The Blackfoot Gypsies Ooze Rock and Roll Swagger On ‘To The Top’ (ALBUM REVIEW)

Disenchanted rock n’ rollers desperately craving a reaffirmation of faith in contemporary music needn’t look any further than the Blackfoot Gypsies newest release from Plowboy Records, To The Top. Cram-jammed with the Gypsies’ signature amalgamation of raucous, British invasion blues, classic Americana rock, and Nashville swagger – all played with the reckless abandonment of proto-punk groups like the Stooges and the New York Dolls – the fifteen track LP is enough to satiate even the most forlorn of souls.

“Potatoes and Whisky”, one of the few acoustic guitar based cuts is easily the catchiest number and an obvious choice for first single. A cosmic country-rock concoction in the vein of the Flying Burrito Brothers or Commander Cody, the track features honky tonkin’ pedal steel guitar work and acoustic piano while its singable, self-loathing lyrics are bolstered by backup vocals from outlaw country angel, Margo Price. One listen and you’re liable to be humming the tune under your breathe the remainder of the day.

However, tracks like “I’m So Blue”, “I Wanna Be Famous”, and “Why Should I Try” more accurately encapsulate the stripped-down electric sound that pervades throughout the record. “I’m So Blue” kicks things off with a simple but effective, Sonics-inspired riff as the core foursome of Gypsies, comprised of drums, bass, guitar and harmonica, relentlessly pound away in messy garage rock bliss until the whole thing seems ready to come apart at the seams. “I Wanna Be Famous” also features some heavy-handed MC5-esque riffing and guitarist and singer Matthew Paige’s varied vocal stylings seem to take on a similar high nasally howl as that of fellow Nashville rock brethren Ron Gallo. To The Top closes with the buzzy blues guitar droning of “Why Should I Try”, bringing to mind classic rock acts like Canned Heat and Tom Petty.

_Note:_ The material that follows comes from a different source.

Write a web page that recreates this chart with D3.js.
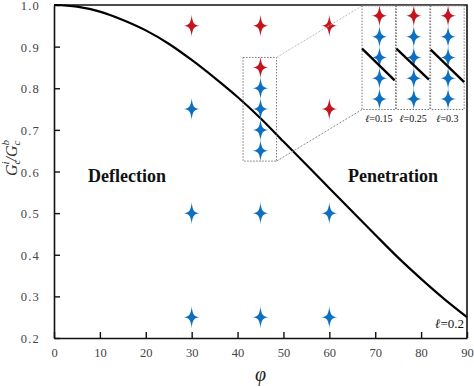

The Blackfoot Gypsies may borrow from many bands and genres but at least they aren’t afraid to show it. Matthew Paige’s vocals, which continuously drifted into the realm of Bob Dylan circa Blonde on Blonde, leave no doubt about it with “Woman Woman”, a bluesier reworking of Dylan’s “The Man in Me” and the most chilled-out, grooving song on the album.  Paige cleverly rearranged the original chorus from “It takes a woman like you, to get through to the man in me” to “A woman like you needs a man, it just ain’t me”, completely changing the meaning of the song and demonstrating how to take someone else’s material and make it your own. All told, the Blackfoot Gypsies are the rock and roll band we all need right now.